Estate Law

What Happens If One Spouse Dies Without a Will?

Learn the legal realities of estate settlement when a spouse dies without a will. Understand asset distribution and the probate process.

When a spouse passes away without a valid will, they are said to have died “intestate.” In such cases, state laws dictate how the deceased person’s assets are distributed among their heirs.

Understanding Intestate Succession

When an individual dies without a will, state laws of intestate succession determine who inherits their property. These laws prioritize heirs based on their relationship to the deceased, typically favoring the surviving spouse and children.

If the deceased spouse leaves behind only a surviving spouse and no children or other descendants, the surviving spouse typically inherits the entire estate. However, if there is a surviving spouse and children, the distribution becomes more complex. In many states, the surviving spouse may inherit a portion, such as one-third to one-half of the assets, with the remainder divided among the children.
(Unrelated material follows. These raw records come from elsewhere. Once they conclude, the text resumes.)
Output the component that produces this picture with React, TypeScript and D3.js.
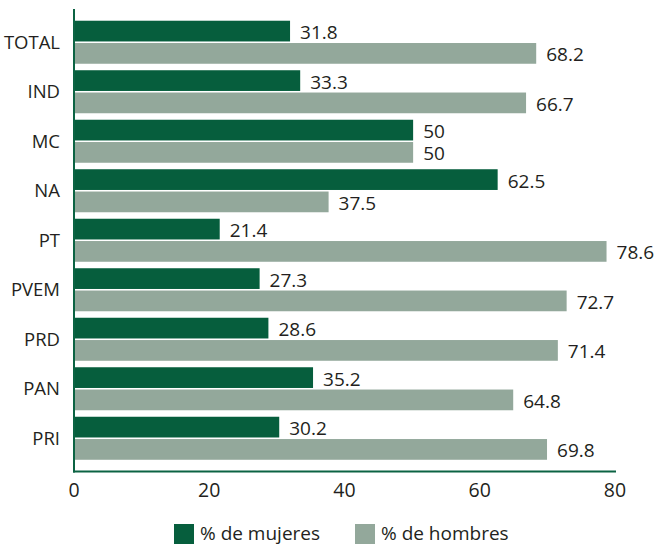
import React from "react";
import * as d3 from "d3";

const categories = ["TOTAL", "IND", "MC", "NA", "PT", "PVEM", "PRD", "PAN", "PRI"];
const mujeres = [31.8, 33.3, 50, 62.5, 21.4, 27.3, 28.6, 35.2, 30.2];
const hombres = [68.2, 66.7, 50, 37.5, 78.6, 72.7, 71.4, 64.8, 69.8];
const xTicks = [0, 20, 40, 60, 80];
const seriesNames = ["% de mujeres", "% de hombres"];
const seriesColors = ["#065e3d", "#93a89b"];

const W = 660;
const H = 545;
const FONT = "'Open Sans', 'Noto Sans', sans-serif";
const TEXT = "#231f20";
const AXIS = "#0b6343";

export default function App() {
  const x = d3.scaleLinear().domain([0, 80]).range([75, 616]);
  const y = d3
    .scaleBand<string>()
    .domain(categories)
    .range([9, 471.5])
    .paddingInner(0.131)
    .paddingOuter(0.237);
  const inner = d3
    .scaleBand<string>()
    .domain(seriesNames)
    .range([0, y.bandwidth()])
    .paddingInner(0.07);
  const series = [mujeres, hombres];

  return (
    <svg width={W} height={H} style={{ display: "block", position: "absolute", left: 0, top: 0 }}>
      <rect x={0} y={0} width={W} height={H} fill="#ffffff" />
      {categories.map((c, i) => (
        <g key={c}>
          {series.map((vals, s) => {
            const by = (y(c) as number) + (inner(seriesNames[s]) as number);
            const bh = inner.bandwidth();
            const v = vals[i];
            return (
              <g key={s}>
                <rect x={x(0)} y={by} width={x(v) - x(0)} height={bh} fill={seriesColors[s]} />
                <text
                  x={x(v) + 10}
                  y={by + bh / 2 + 1}
                  dominantBaseline="central"
                  fontFamily={FONT}
                  fontSize={19}
                  fill={TEXT}
                >
                  {String(v)}
                </text>
              </g>
            );
          })}
          <text
            x={60}
            y={(y(c) as number) + y.bandwidth() / 2 - 1}
            textAnchor="end"
            dominantBaseline="central"
            fontFamily={FONT}
            fontSize={18.5}
            fill={TEXT}
          >
            {c}
          </text>
        </g>
      ))}
      <line x1={74} x2={74} y1={9} y2={472.5} stroke={AXIS} strokeWidth={2} />
      <line x1={73} x2={x(80)} y1={471.5} y2={471.5} stroke={AXIS} strokeWidth={2} />
      {xTicks.map((t) => (
        <text
          key={t}
          x={x(t) - 1}
          y={497}
          textAnchor="middle"
          fontFamily={FONT}
          fontSize={19.5}
          fill={TEXT}
        >
          {t}
        </text>
      ))}
      {seriesNames.map((name, s) => {
        const lx = [174, 355][s];
        return (
          <g key={name}>
            <rect x={lx} y={524} width={20} height={20} fill={seriesColors[s]} />
            <text x={lx + 26} y={540} fontFamily={FONT} fontSize={19} fill={TEXT}>
              {name}
            </text>
          </g>
        );
      })}
    </svg>
  );
}
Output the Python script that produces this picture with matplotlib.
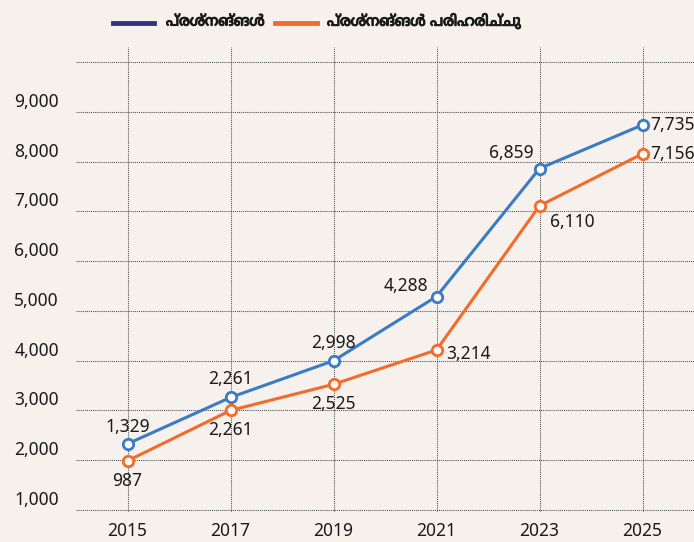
import matplotlib
matplotlib.use("Agg")
import matplotlib.pyplot as plt
import matplotlib.transforms as mtransforms
import matplotlib.patheffects as pe
from matplotlib.lines import Line2D

years = [2015, 2017, 2019, 2021, 2023, 2025]
questions = [1329, 2261, 2998, 4288, 6859, 7735]
solved = [987, 2000, 2525, 3214, 6110, 7156]
solved_labels = ["987", "2,261", "2,525", "3,214", "6,110", "7,156"]
question_labels = ["1,329", "2,261", "2,998", "4,288", "6,859", "7,735"]
y_grid = [0, 1000, 2000, 3000, 4000, 5000, 6000, 7000, 8000, 9000]
y_tick_labels = ["1,000", "2,000", "3,000", "4,000", "5,000", "6,000", "7,000", "8,000", "9,000"]
legend_labels = ["പ്രശ്നങ്ങൾ", "പ്രശ്നങ്ങൾ പരിഹരിച്ചു"]

BG = "#f6f1ed"
BLUE = "#3b7bc4"
ORANGE = "#f26b2b"
NAVY = "#2e3583"
TXT = "#1a1a1a"
NUMFONT = ["Noto Sans", "DejaVu Sans"]
MLFONT = ["Noto Sans Malayalam", "Noto Sans", "DejaVu Sans"]

fig = plt.figure(figsize=(6.94, 5.42), dpi=100, facecolor=BG)
ax = fig.add_axes([76 / 694, 30 / 542, 1 - 76 / 694, (512 - 47) / 542])
ax.set_facecolor(BG)
ax.set_xlim(2014, 2026)
ax.set_ylim(-40, 9300)
for s in ax.spines.values():
    s.set_visible(False)

ax.set_yticks(y_grid)
ax.set_yticklabels([])
ax.set_xticks(years)
ax.set_xticklabels([str(y) for y in years], fontsize=12.5, color=TXT, family=NUMFONT)
ax.tick_params(axis="both", length=0)
ax.tick_params(axis="x", pad=7)
ax.grid(True, color="#4d4d4d", linestyle=(0, (1, 1)), linewidth=0.75)
ax.set_axisbelow(True)

# y labels sit just above their gridlines
ytrans = mtransforms.blended_transform_factory(ax.transAxes, ax.transData)
ytrans = mtransforms.offset_copy(ytrans, fig=fig, x=-17, y=5, units="dots")
for i, lab in enumerate(y_tick_labels):
    ax.text(0, y_grid[i], lab, transform=ytrans, ha="right", va="baseline",
            fontsize=12.5, color=TXT, family=NUMFONT)

mk = dict(marker="o", markersize=7.5, markerfacecolor="white", markeredgewidth=2)
ax.plot(years, questions, color=BLUE, lw=2.2, markeredgecolor=BLUE, zorder=4, **mk)
ax.plot(years, solved, color=ORANGE, lw=2.2, markeredgecolor=ORANGE, zorder=4, **mk)

# label offsets in pixels (dx, dy, ha, va)
q_off = [(0, 8, "center", "bottom"), (0, 9, "center", "bottom"), (0, 9, "center", "bottom"),
         (-8, 2, "right", "bottom"), (-6, 7, "right", "bottom"), (8, 0, "left", "center")]
s_off = [(0, -11, "center", "top"), (0, -11, "center", "top"), (0, -11, "center", "top"),
         (10, -4, "left", "center"), (10, -7, "left", "top"), (8, 0, "left", "center")]
for x, y, lab, (dx, dy, ha, va) in zip(years, questions, question_labels, q_off):
    ax.annotate(lab, (x, y), xytext=(dx * 0.72, dy * 0.72), textcoords="offset points",
                ha=ha, va=va, fontsize=12.5, color=TXT, family=NUMFONT,
                annotation_clip=False, zorder=5)
for x, y, lab, (dx, dy, ha, va) in zip(years, solved, solved_labels, s_off):
    ax.annotate(lab, (x, y), xytext=(dx * 0.72, dy * 0.72), textcoords="offset points",
                ha=ha, va=va, fontsize=12.5, color=TXT, family=NUMFONT,
                annotation_clip=False, zorder=5)

# legend drawn at top
W, H = 694, 542
bold = [pe.withStroke(linewidth=0.8, foreground=TXT)]
fig.add_artist(Line2D([113 / W, 154 / W], [1 - 23 / H, 1 - 23 / H], color=NAVY, lw=3.5))
fig.text(166 / W, 1 - 22 / H, legend_labels[0], ha="left", va="center", fontsize=10.5,
         fontweight="bold", color=TXT, family=MLFONT, path_effects=bold)
fig.add_artist(Line2D([275 / W, 317 / W], [1 - 23 / H, 1 - 23 / H], color=ORANGE, lw=3.5))
fig.text(327 / W, 1 - 22 / H, legend_labels[1], ha="left", va="center", fontsize=10.5,
         fontweight="bold", color=TXT, family=MLFONT, path_effects=bold)

fig.savefig("out.png", dpi=100, facecolor=BG)
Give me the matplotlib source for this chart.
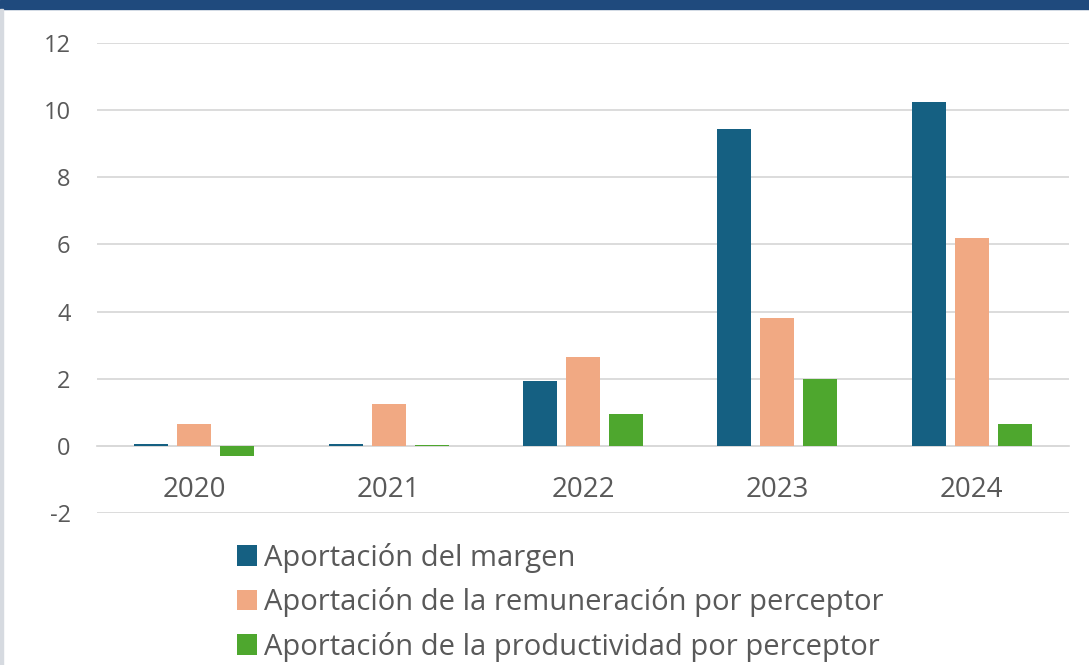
import matplotlib.pyplot as plt
import numpy as np
from matplotlib.patches import Rectangle

# DATA
years = ["2020", "2021", "2022", "2023", "2024"]
margen = [0.05, 0.05, 1.92, 9.43, 10.24]
remuneracion = [0.65, 1.25, 2.65, 3.81, 6.19]
productividad = [-0.30, 0.03, 0.95, 1.99, 0.65]
series_names = ["Aportación del margen",
                "Aportación de la remuneración por perceptor",
                "Aportación de la productividad por perceptor"]
colors = ["#156082", "#F1A983", "#4EA72E"]
y_ticks = [-2, 0, 2, 4, 6, 8, 10, 12]

plt.rcParams['font.family'] = ['Open Sans', 'DejaVu Sans']
text_color = "#595959"

fig = plt.figure(figsize=(10.89, 6.65), dpi=100)
# dark band on top and thin grey frame on the left
fig.patches.append(Rectangle((0, 1 - 9 / 665), 1, 9 / 665, transform=fig.transFigure,
                             color="#1F4A7D", zorder=0))
fig.patches.append(Rectangle((0, 0), 3 / 1089, 1 - 9 / 665, transform=fig.transFigure,
                             color="#D6DAE0", zorder=0))

ax = fig.add_axes([97 / 1089, 1 - 513 / 665, (1069 - 97) / 1089, (513 - 43) / 665])

x = np.arange(len(years))
step = 0.221
width = 0.175
handles = []
for i, (vals, name, c) in enumerate(zip([margen, remuneracion, productividad], series_names, colors)):
    b = ax.bar(x + (i - 1) * step, vals, width, color=c, label=name, zorder=3)
    handles.append(b)

ax.set_xlim(-0.5, len(years) - 0.5)
ax.set_ylim(-2, 12)
ax.set_yticks(y_ticks)
ax.set_yticklabels([str(t) for t in y_ticks])
ax.grid(axis='y', color="#D9D9D9", linewidth=1.3, zorder=0)
ax.set_axisbelow(True)

for s in ["top", "right", "left"]:
    ax.spines[s].set_visible(False)
ax.spines["bottom"].set_position(("data", 0))
ax.spines["bottom"].set_color("#D9D9D9")
ax.spines["bottom"].set_linewidth(1.3)

ax.set_xticks(x)
ax.set_xticklabels(years)
ax.tick_params(axis='x', length=0, pad=22, labelsize=20, colors=text_color)
ax.tick_params(axis='y', length=0, pad=19, labelsize=17, colors=text_color)

leg = fig.legend(handles=handles, loc="upper left", bbox_to_anchor=(225 / 1089, 1 - 531 / 665),
                 frameon=False, fontsize=21, handlelength=0.7, handleheight=0.7,
                 handletextpad=0.25, labelspacing=0.5, borderaxespad=0)
for t in leg.get_texts():
    t.set_color(text_color)

plt.savefig("out.png", dpi=100)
If the children are from a previous relationship of the deceased, the surviving spouse’s share might be limited, and the children from the prior relationship would inherit a significant portion.

When a deceased spouse leaves children but no surviving spouse, the children usually inherit the entire estate, divided equally among them. If a child has already passed away but has their own children (the deceased’s grandchildren), those grandchildren may inherit their parent’s share. In situations where the deceased leaves no spouse or children, assets typically pass to other close relatives, following a specific order: first to parents, then to siblings, and then to more distant relatives like grandparents, aunts, uncles, or cousins. If no living relatives can be found, the estate may ultimately transfer to the state.

Assets Not Subject to Intestacy Laws

Not all assets are distributed according to state intestate succession laws; some bypass the probate process entirely. Jointly owned property, such as real estate or bank accounts held in “joint tenancy with right of survivorship,” automatically transfers to the surviving co-owner upon death.

Assets with designated beneficiaries also fall outside of intestacy laws. Life insurance policies, retirement accounts like 401(k)s and IRAs, and “payable on death” (POD) or “transfer on death” (TOD) accounts directly pay out to the named beneficiaries. Similarly, property that was previously transferred into a living trust is not subject to intestacy laws, as the trust’s terms govern its distribution.

Initiating the Probate Process Without a Will

When a spouse dies without a will, court involvement is necessary to legally transfer assets that do not pass automatically. This legal process is known as probate. To begin, an interested party, often a family member, must petition the probate court to open an intestate estate. This petition formally requests the court to appoint an “administrator,” also known as a personal representative, who will manage the deceased’s estate.

State law outlines the priority for who can serve as administrator, with the surviving spouse typically having the first priority. If the spouse declines or is unavailable, adult children are usually next in line, followed by other family members. The initial steps involve gathering essential information, such as identifying all of the deceased’s assets, debts, and potential heirs, to present to the court. Filing documents with the probate court formally requests the administrator’s appointment, granting them legal authority to act on behalf of the estate.

Administering the Estate Through Probate

Once the probate court formally appoints an administrator, that individual assumes several responsibilities in managing the estate. The administrator must gather and inventory all probate assets, which include property solely in the deceased’s name without a beneficiary designation.

This inventory is then typically filed with the court. A significant duty involves notifying creditors of the deceased’s passing, often through both direct written notice to known creditors and publication in a local newspaper.

Creditors typically have a limited period, such as four months to one year, to file claims against the estate, after which their claims may be barred. The administrator is responsible for paying valid debts and final taxes, including the deceased’s final income tax return and any estate income taxes, from the estate’s assets.

After all debts and taxes are settled, the administrator distributes the remaining assets to the legal heirs according to the state’s intestate succession laws, as determined by the court. The court maintains oversight throughout this process, often requiring accountings and final reports from the administrator before the estate can be officially closed. The entire probate process can take several months to over a year, depending on the complexity of the estate.